The announcement comes after nearly a month of intense public debate about hazing in the military prompted by the case of Private Andrei Sychyov, who was beaten at his Chelyabinsk barracks on New Year's Eve and had to have his legs and genitals amputated.
Sychyov's mother, Galina, told Interfax on Tuesday that she met Ivanov on Feb. 14, and that he apologized to her for what happened to her son and promised to punish those responsible.
Meanwhile, campaigners for armed forces reform on Tuesday called for the ministry to protect conscripts against forced labor and abuse by their superiors.

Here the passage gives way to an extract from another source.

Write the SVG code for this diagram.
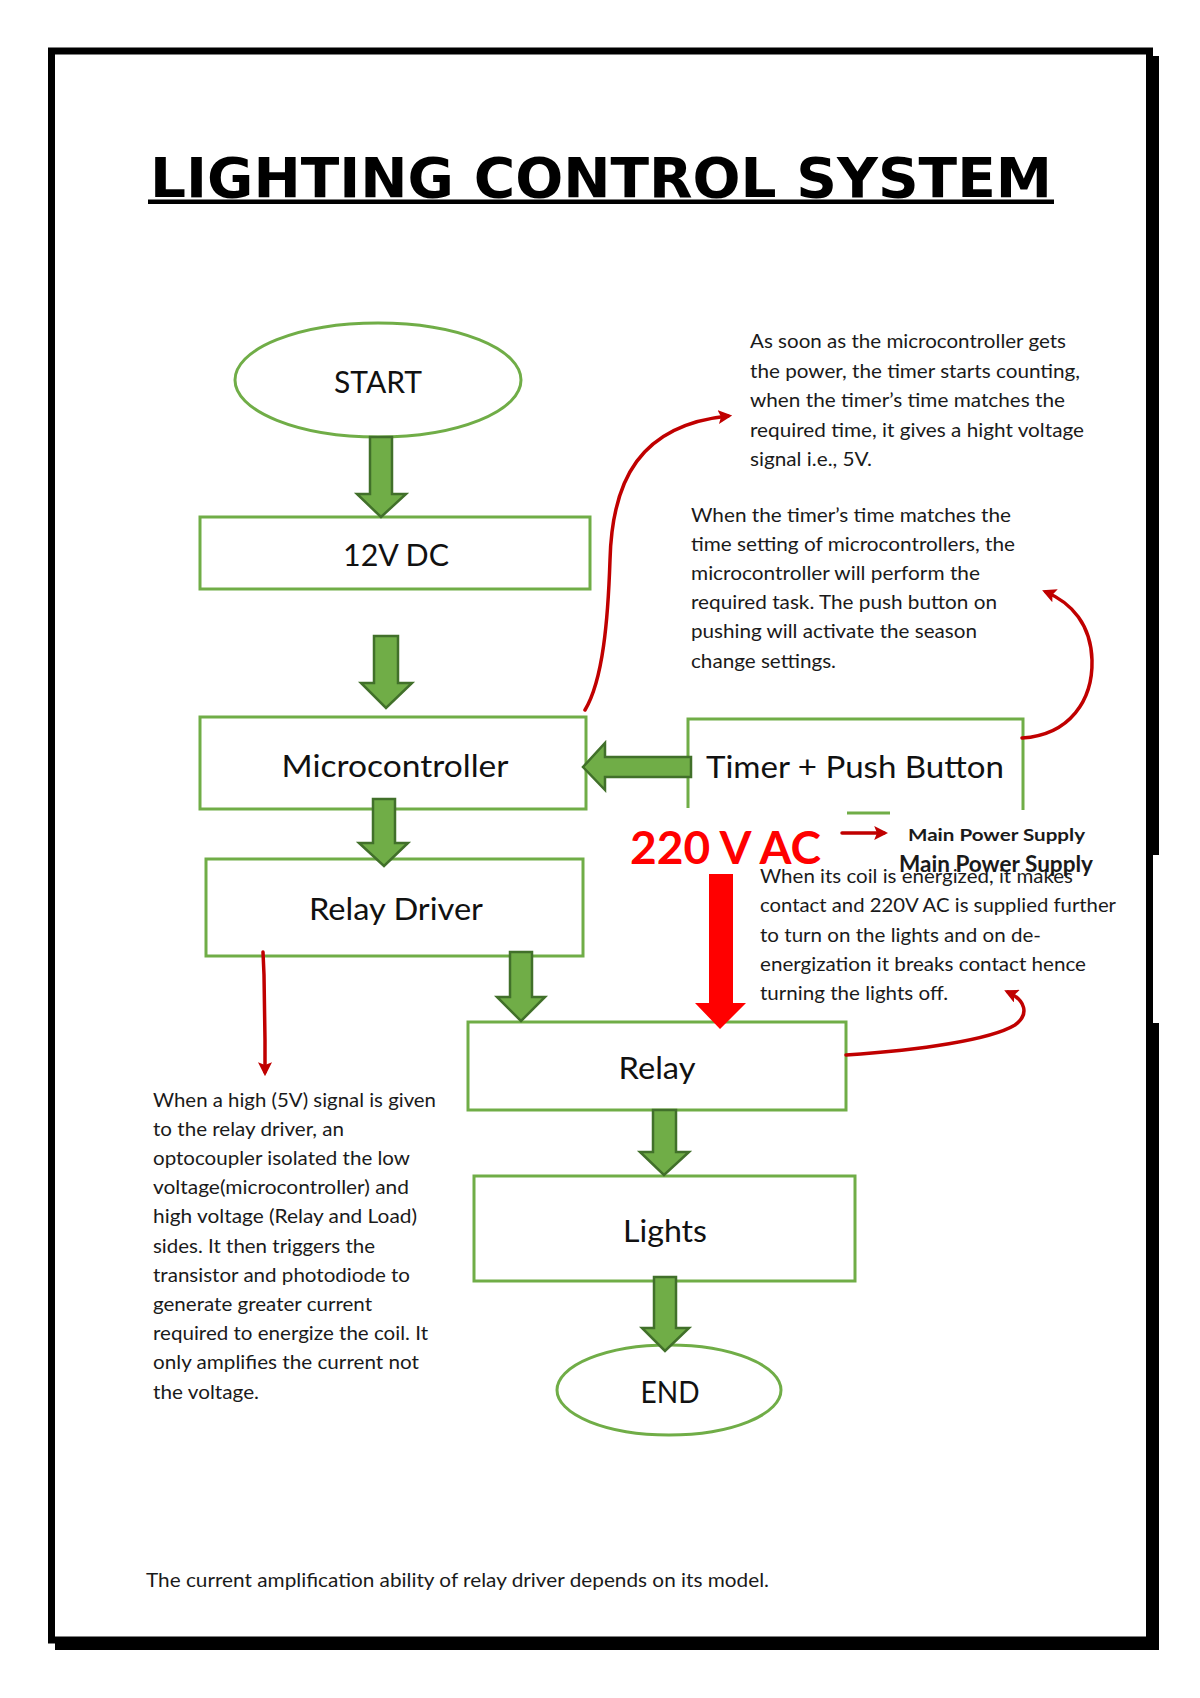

Lyudmila Vakhnina of the Memorial human rights center told reporters that the practice of using soldiers as free labor was still widespread in the armed forces. "Soldiers are still forced to work in commercial enterprises. ... Every morning they are put into trucks and taken to work," Vakhnina told a news conference called to draw attention to abuses in the military ahead of Defenders of the Fatherland Day, the country's traditional military holiday, on Thursday.

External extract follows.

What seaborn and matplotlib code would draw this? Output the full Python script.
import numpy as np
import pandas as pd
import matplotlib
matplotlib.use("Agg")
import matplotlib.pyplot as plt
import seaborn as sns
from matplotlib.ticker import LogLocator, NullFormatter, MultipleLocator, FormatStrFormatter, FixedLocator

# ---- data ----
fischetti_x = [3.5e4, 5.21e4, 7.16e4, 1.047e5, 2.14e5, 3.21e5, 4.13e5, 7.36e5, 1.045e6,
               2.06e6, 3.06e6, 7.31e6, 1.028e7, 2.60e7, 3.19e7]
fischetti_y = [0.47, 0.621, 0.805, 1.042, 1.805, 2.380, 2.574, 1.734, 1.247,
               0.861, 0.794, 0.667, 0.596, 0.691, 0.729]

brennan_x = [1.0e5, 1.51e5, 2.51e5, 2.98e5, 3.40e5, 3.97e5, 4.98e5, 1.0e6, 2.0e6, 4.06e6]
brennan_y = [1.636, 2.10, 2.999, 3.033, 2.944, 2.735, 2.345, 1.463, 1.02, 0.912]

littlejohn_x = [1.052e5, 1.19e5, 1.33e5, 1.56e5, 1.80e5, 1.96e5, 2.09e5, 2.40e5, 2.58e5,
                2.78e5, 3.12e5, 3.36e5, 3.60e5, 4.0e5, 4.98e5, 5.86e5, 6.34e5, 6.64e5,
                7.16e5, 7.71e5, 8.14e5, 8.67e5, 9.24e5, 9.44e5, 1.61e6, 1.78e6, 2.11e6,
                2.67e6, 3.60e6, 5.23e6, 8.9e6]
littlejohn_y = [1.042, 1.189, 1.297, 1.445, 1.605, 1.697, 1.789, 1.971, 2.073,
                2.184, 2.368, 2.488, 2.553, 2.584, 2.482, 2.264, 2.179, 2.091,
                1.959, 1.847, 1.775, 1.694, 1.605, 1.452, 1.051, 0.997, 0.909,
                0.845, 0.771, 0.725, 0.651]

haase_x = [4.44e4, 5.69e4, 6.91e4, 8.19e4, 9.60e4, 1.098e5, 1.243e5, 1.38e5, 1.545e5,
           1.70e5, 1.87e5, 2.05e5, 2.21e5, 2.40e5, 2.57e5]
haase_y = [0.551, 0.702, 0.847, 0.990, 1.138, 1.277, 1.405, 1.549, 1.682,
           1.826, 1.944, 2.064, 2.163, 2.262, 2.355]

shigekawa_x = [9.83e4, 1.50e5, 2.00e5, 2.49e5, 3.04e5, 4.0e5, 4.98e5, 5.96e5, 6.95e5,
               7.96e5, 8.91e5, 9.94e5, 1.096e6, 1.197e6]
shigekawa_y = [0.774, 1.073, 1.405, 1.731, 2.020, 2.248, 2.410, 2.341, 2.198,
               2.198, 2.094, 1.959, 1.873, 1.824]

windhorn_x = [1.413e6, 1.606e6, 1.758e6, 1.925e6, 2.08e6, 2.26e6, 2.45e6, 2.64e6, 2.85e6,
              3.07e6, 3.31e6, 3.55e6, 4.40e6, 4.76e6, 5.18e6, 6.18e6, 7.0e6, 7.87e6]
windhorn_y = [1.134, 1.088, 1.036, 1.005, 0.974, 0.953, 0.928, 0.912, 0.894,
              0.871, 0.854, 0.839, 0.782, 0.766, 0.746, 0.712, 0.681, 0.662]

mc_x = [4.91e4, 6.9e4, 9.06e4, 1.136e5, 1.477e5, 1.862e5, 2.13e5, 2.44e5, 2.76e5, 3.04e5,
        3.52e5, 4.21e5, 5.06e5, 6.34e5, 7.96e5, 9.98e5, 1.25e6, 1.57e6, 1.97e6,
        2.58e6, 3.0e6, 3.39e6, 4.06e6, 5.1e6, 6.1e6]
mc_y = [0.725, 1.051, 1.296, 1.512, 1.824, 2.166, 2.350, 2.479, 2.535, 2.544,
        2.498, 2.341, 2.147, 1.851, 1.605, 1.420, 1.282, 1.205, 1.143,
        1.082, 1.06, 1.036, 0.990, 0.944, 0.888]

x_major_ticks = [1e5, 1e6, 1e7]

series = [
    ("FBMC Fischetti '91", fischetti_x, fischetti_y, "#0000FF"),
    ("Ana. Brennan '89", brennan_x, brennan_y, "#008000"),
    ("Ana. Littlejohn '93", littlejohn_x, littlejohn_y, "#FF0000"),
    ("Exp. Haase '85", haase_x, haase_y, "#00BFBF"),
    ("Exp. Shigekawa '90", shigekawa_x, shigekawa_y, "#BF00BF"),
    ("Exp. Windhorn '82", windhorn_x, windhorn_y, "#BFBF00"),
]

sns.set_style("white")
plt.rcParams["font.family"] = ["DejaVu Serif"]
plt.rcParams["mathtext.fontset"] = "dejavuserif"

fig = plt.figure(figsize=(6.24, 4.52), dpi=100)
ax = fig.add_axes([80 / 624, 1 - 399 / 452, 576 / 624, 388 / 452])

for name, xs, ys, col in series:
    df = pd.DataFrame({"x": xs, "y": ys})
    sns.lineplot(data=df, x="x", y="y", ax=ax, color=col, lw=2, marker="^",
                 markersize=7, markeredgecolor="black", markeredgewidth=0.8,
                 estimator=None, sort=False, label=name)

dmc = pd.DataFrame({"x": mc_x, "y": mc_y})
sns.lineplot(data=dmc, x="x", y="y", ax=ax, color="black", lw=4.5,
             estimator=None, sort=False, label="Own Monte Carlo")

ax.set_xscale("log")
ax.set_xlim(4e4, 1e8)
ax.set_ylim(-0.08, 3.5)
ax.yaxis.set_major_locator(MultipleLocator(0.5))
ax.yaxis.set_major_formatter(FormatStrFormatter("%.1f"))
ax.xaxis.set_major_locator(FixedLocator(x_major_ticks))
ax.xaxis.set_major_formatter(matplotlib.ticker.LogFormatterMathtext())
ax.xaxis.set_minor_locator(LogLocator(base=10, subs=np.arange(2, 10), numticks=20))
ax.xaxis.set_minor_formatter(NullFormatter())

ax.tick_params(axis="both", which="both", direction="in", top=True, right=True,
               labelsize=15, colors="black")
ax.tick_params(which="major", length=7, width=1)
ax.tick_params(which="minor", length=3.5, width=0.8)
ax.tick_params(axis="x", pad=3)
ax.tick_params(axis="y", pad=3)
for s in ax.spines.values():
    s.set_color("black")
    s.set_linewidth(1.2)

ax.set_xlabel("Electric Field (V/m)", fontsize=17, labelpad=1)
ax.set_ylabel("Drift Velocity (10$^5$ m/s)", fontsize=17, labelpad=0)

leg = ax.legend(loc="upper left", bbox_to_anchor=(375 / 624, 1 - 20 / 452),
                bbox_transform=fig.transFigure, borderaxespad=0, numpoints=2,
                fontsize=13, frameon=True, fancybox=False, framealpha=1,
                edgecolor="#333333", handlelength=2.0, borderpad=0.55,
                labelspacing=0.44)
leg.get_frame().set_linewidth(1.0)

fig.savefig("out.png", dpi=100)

Vakhnina said that according to a survey she had conducted into conscripts being used as free labor, casual labor markets hiring out soldiers were functioning in Khabarovsk, North Ossetia and St. Petersburg.
Over the last three years Memorial has documented 150 cases in 33 regions of soldiers being forced by their commanders to work as free labor, she said.
"In half of these cases, soldiers were forced to work in commercial enterprises or factories, while in one-fourth they worked for their commanders or for private individuals," Vakhnina said.
Vakhnina said that while some cases were relatively trivial -- one soldier had to work as a disc jockey -- others were highly dangerous. In one example, three soldiers serving in the Caucasus were sold as slaves and one of them managed to get free only after five years.
"It's a mistake to think that soldiers are only used for short-term jobs. They usually work for months and in many cases throughout the term of their service," she said.
In Volgograd a soldier worked for 1 1/2 years on a farm and he told Memorial that another 10 to 18 soldiers, depending of the time of the year, would work with him. Memorial also registered a case of a commander in Samara who in 2004 sent soldiers to work at the local Coca-Cola factory.
"If someone gets injured or dies, the commanders cover it up and the soldier and his family don't get the benefits they are entitled to," Vakhnina said.
At the same news conference Sergei Krivenko, an expert on alternatives to military service, said that even if soldiers reported abuses, military prosecutors in most cases turned a blind eye.